There's another (more sound) reason why the compiler has to give an error. It stems from the binary compatibility rules for enum (JLS 13.4.26) which state the following:

"Adding or reordering constants from an enum type will not break compatibility with pre-existing binaries."

So how does that apply in this case? Well suppose that the compiler was allowed to infer that the OP's example switch statement always returned something. What happens if the programmer now changes the enum to add an extra constant? According to the JLS binary compatibility rules, we haven't broken binary compatibility. Yet the method containing the switch statement can now (depending on its argument) return an undefined value. That cannot be allowed to happen, so therefore the switch must be a compilation error.

Because compiler cannot guess that there are only two values in the enum and forces you to return value from the method. (However I dont know why it cannot guess, maybe it has something with reflection).

There is a contract that this method has to return a String unless it throws an Exception. And everytime is not limited to those cases where the value of xyz is equal to XVZ.A or XYZ.B.

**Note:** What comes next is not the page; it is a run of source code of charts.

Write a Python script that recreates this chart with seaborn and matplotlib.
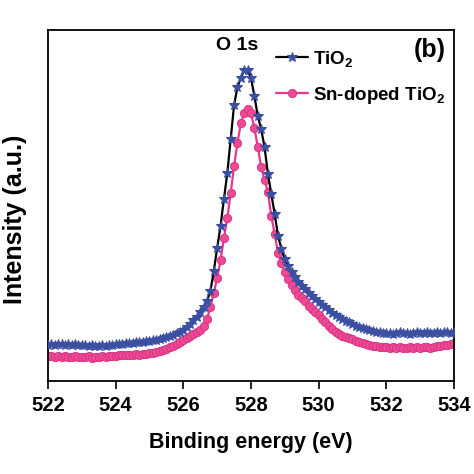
import numpy as np
import pandas as pd
import seaborn as sns
import matplotlib
matplotlib.use("Agg")
import matplotlib.pyplot as plt

# Binding energy grid (eV), 0.1 eV steps
energy = [round(522.0 + 0.1 * i, 1) for i in range(121)]

tio2 = [
    36, 37, 36, 37, 37, 36, 37, 36, 37, 36, 36,
    36, 35, 36, 35, 35, 36, 35, 36, 36, 37,
    37, 37, 38, 38, 38, 39, 39, 39, 40, 40,
    41, 41, 42, 43, 44, 45, 46, 48, 49, 51,
    54, 57, 61, 64, 69, 74, 80, 90, 110, 133,
    155, 182, 208, 242, 276, 294, 303, 311, 311, 303,
    285, 265, 252, 234, 207, 187, 167, 145, 132, 122,
    115, 109, 104, 99, 95, 92, 88, 85, 82, 79,
    76, 74, 71, 68, 66, 64, 62, 60, 59, 57,
    55, 54, 53, 52, 51, 50, 49, 49, 48, 48,
    48, 47, 48, 49, 48, 48, 47, 48, 49, 48,
    48, 49, 48, 48, 49, 48, 49, 49, 48, 49,
]

sn_tio2 = [
    25, 25, 24, 25, 24, 25, 24, 24, 25, 24, 24,
    24, 25, 23, 24, 24, 25, 24, 25, 25, 25,
    26, 26, 26, 26, 26, 27, 26, 27, 27, 28,
    28, 29, 30, 31, 32, 34, 35, 37, 39, 41,
    43, 45, 47, 49, 51, 55, 62, 74, 88, 103,
    121, 143, 163, 188, 215, 238, 258, 268, 272, 268,
    253, 234, 214, 201, 189, 165, 147, 128, 118, 109,
    102, 96, 91, 86, 83, 80, 75, 72, 69, 66,
    62, 59, 55, 52, 49, 47, 45, 44, 43, 42,
    40, 39, 38, 37, 36, 35, 35, 34, 34, 34,
    33, 34, 33, 34, 33, 33, 34, 33, 34, 33,
    34, 34, 33, 34, 35, 35, 36, 36, 37, 38,
]

xticks = [522, 524, 526, 528, 530, 532, 534]

df = pd.DataFrame({"energy": energy, "TiO2": tio2, "Sn": sn_tio2})

sns.set_style("white")
plt.rcParams["font.family"] = ["Liberation Sans", "DejaVu Sans"]
plt.rcParams["text.color"] = "black"
plt.rcParams["axes.labelcolor"] = "black"
plt.rcParams["xtick.color"] = "black"
plt.rcParams["mathtext.fontset"] = "custom"
plt.rcParams["mathtext.rm"] = "Liberation Sans:bold"
plt.rcParams["mathtext.it"] = "Liberation Sans:bold"
plt.rcParams["mathtext.bf"] = "Liberation Sans:bold"

fig = plt.figure(figsize=(4.74, 4.74), dpi=100)
ax = fig.add_axes([48 / 474, 1 - 381 / 474, (454 - 48) / 474, (381 - 30) / 474])

sns.lineplot(data=df, x="energy", y="TiO2", ax=ax, color="black", lw=1.6,
             marker="*", markersize=7.5, markerfacecolor="#3b4fa3",
             markeredgecolor="#3b4fa3", label=r"TiO$_2$", zorder=3)
sns.lineplot(data=df, x="energy", y="Sn", ax=ax, color="#e8388a", lw=1.6,
             marker="o", markersize=6, markerfacecolor="#ec4a95",
             markeredgecolor="#d92e7e", markeredgewidth=0.6,
             label=r"Sn-doped TiO$_2$", zorder=2)

ax.set_xlim(522, 534)
ax.set_ylim(0, 351)
ax.set_xticks(xticks)
ax.set_xticklabels([str(t) for t in xticks], fontsize=14.5, fontweight="bold")
ax.set_yticks([])
ax.tick_params(axis="x", direction="out", length=6, width=1.2, bottom=True, pad=5,
               colors="black")
for s in ax.spines.values():
    s.set_linewidth(1.3)
    s.set_color("black")

ax.set_xlabel("Binding energy (eV)", fontsize=15.5, fontweight="bold", labelpad=12)
ax.set_ylabel("Intensity (a.u.)", fontsize=18, fontweight="bold")
ax.yaxis.set_label_coords(-0.052, 0.46)

ax.text(237 / 474, 1 - 45 / 474, "O 1s", transform=fig.transFigure,
        ha="center", va="center", fontsize=14, fontweight="bold")
ax.text(430 / 474, 1 - 50 / 474, "(b)", transform=fig.transFigure,
        ha="center", va="center", fontsize=18, fontweight="bold")

leg = ax.legend(loc="upper left", bbox_to_anchor=(276 / 474, 1 - 49 / 474),
                bbox_transform=fig.transFigure, frameon=False,
                borderpad=0, borderaxespad=0, handlelength=1.7,
                handletextpad=0.25, labelspacing=0.85,
                prop={"family": "Liberation Sans", "weight": "bold", "size": 13.5})

fig.savefig("out.png", dpi=100)
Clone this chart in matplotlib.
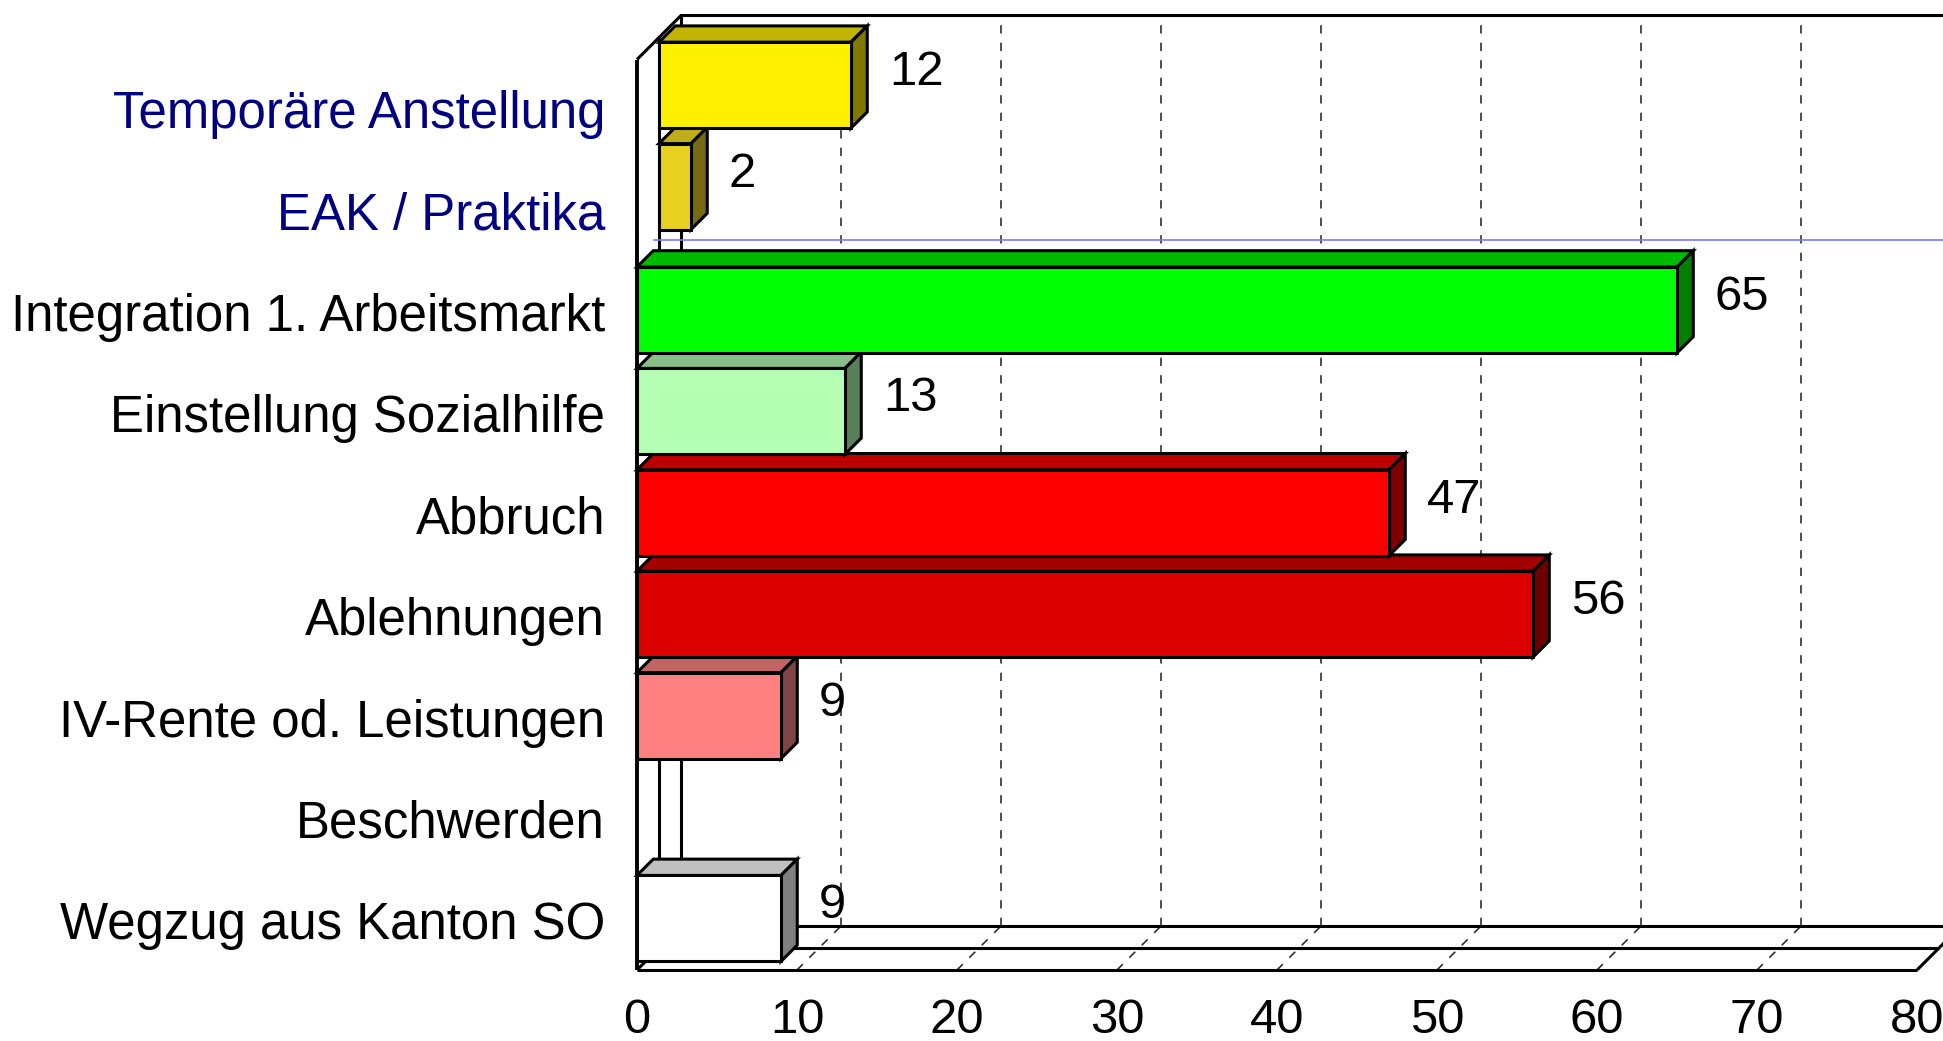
import matplotlib.pyplot as plt
from matplotlib.patches import Polygon

# =========================
# Data
# =========================
categories = [
    "Temporäre Anstellung",
    "EAK / Praktika",
    "Integration 1. Arbeitsmarkt",
    "Einstellung Sozialhilfe",
    "Abbruch",
    "Ablehnungen",
    "IV-Rente od. Leistungen",
    "Beschwerden",
    "Wegzug aus Kanton SO",
]
values = [12, 2, 65, 13, 47, 56, 9, 0, 9]
# these two sit in the rear row of the 3D chart
back_row = ["Temporäre Anstellung", "EAK / Praktika"]
x_ticks = [0, 10, 20, 30, 40, 50, 60, 70, 80]

# front / top / side colour of each bar
front_colors = ["#FFF000", "#E8D020", "#00FF00", "#B4FFB4", "#FF0000",
                "#DC0000", "#FF8080", "#FFFFFF", "#FFFFFF"]
top_colors = ["#C0B400", "#C0AE18", "#00BC00", "#88C088", "#BC0000",
              "#A50000", "#C06464", "#C0C0C0", "#C0C0C0"]
side_colors = ["#807800", "#766A14", "#008000", "#5A805A", "#800000",
               "#6E0000", "#804444", "#808080", "#808080"]
label_colors = {"Temporäre Anstellung": "#000080", "EAK / Praktika": "#000080"}

# =========================
# 3D geometry (data units)
# =========================
DEPTH_X = 2.75      # full wall depth along value axis
DEPTH_Y = -0.434    # full wall depth along category axis
BAR_HALF = 0.424
BAR_DEPTH = 0.37
WALL_TOP = -0.47
FLOOR = 8.509
X_MAX = 80

plt.rcParams['font.family'] = ['Liberation Sans', 'DejaVu Sans']
FS = 35.3          # value labels / ticks
FS_CAT = 36.7      # category labels


def shift(x, y, d):
    return x + d * DEPTH_X, y + d * DEPTH_Y


def line(ax, pts, **kw):
    xs, ys = zip(*pts)
    ax.plot(xs, ys, solid_capstyle='butt', **kw)


def draw_bar(ax, row, value, d0, i):
    y0, y1 = row - BAR_HALF, row + BAR_HALF
    p = lambda x, y, d: shift(x, y, d0 + d)
    front = [p(0, y0, 0), p(value, y0, 0), p(value, y1, 0), p(0, y1, 0)]
    top = [p(0, y0, 0), p(value, y0, 0), p(value, y0, BAR_DEPTH), p(0, y0, BAR_DEPTH)]
    side = [p(value, y0, 0), p(value, y0, BAR_DEPTH), p(value, y1, BAR_DEPTH), p(value, y1, 0)]
    for poly, col in [(top, top_colors[i]), (side, side_colors[i]), (front, front_colors[i])]:
        ax.add_patch(Polygon(poly, closed=True, facecolor=col, edgecolor='black',
                             linewidth=2.2, joinstyle='miter', zorder=5))
    lx, ly = p(value + 2.375, row, 0)
    ax.text(lx, ly, str(value), fontsize=FS, ha='left', va='baseline', zorder=8)


fig = plt.figure(figsize=(19.43, 10.41), dpi=100)
ax = fig.add_axes([0, 0, 1, 1])
ax.set_xlim(-39.81, 81.625)
ax.set_ylim(9.209, -1.057)
ax.axis('off')

# back wall + floor gridlines
for v in x_ticks[1:]:
    line(ax, [shift(v, FLOOR, 1), shift(v, WALL_TOP, 1)], color='#303030',
         lw=1.2, dashes=(5, 5.5), zorder=1)
    line(ax, [shift(v, FLOOR, 0), shift(v, FLOOR, 1)], color='#303030',
         lw=1.2, dashes=(5, 5.5), zorder=1)

# walls and floor outline
for d in (0, 0.5, 1):
    line(ax, [shift(0, WALL_TOP, d), shift(0, FLOOR, d)], color='black',
         lw=2.8 if d == 0 else 2.2, zorder=2)
    line(ax, [shift(0, FLOOR, d), shift(X_MAX if d < 1 else 95, FLOOR, d)],
         color='black', lw=2.2, zorder=2)
line(ax, [shift(0, WALL_TOP, 0), shift(0, WALL_TOP, 1), shift(95, WALL_TOP, 1)],
     color='black', lw=2.2, zorder=2)
line(ax, [shift(0, FLOOR, 0), shift(0, FLOOR, 1)], color='black', lw=2.2, zorder=2)
line(ax, [shift(X_MAX, FLOOR, 0), shift(X_MAX, FLOOR, 1)], color='black', lw=2.2, zorder=2)

# thin blue separator line
ax.plot([1.06, 95], [1.31, 1.31], color='#7878FF', lw=1.2, zorder=3)

# bars: bottom rows first so the rows above overlap their top faces
for i in reversed(range(len(categories))):
    if values[i] == 0:
        continue
    d0 = 0.5 if categories[i] in back_row else 0
    draw_bar(ax, i, values[i], d0, i)

# category labels
for i, cat in enumerate(categories):
    ax.text(-2.0, i + 0.207, cat, fontsize=FS_CAT, ha='right', va='baseline',
            color=label_colors.get(cat, 'black'))

# value axis tick labels (bottom edge cuts them slightly, as in the original)
for v in x_ticks:
    ax.text(v, 8.785, str(v), fontsize=FS, ha='center', va='top')

fig.savefig('out.png', dpi=100, facecolor='white')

Here's another example, where it's obviuos, that the code will run correct but where we have a compiletime error for the very same reason:

public boolean getTrue() {
  if (1 == 1) return true;
}

It is not true that you have to add a default statement, it is true, that you have to return a value at any time. So either add a default statement or add a return statement after the switch block.

The reason that you have to uncomment the default is that your function says that it returns a String, but if you only have case labels defined for A and B then the function will not return a value if you pass in anything else. Java requires that all functions that state that they return a value actually return a value on all possible control paths, and in your case the compiler isn't convinced that all possible inputs have a value returned.

I believe (and I'm not sure of this) that the reason for this is that even if you cover all your enum cases, the code could still fail in some cases. In particular, suppose that you compile the Java code containing this switch statement (which works just fine), then later on change the enum so that there's now a third constant - let's say C - but you don't recompile the code with the switch statement in it. Now, if you try writing Java code that uses the previously-compiled class and passes in C into this statement, then the code won't have a value to return, violating the Java contract that all functions always return values.

More technically speaking, I think the real reason is that the JVM bytecode verifier always rejects functions in which there is some control path that falls off the end of a function (see §4.9.2 of the JVM spec), and so if the code were to compile it would just get rejected by the JVM at runtime anyway. The compiler therefore gives you the error to report that a problem exists.

default: throw new AssertionError();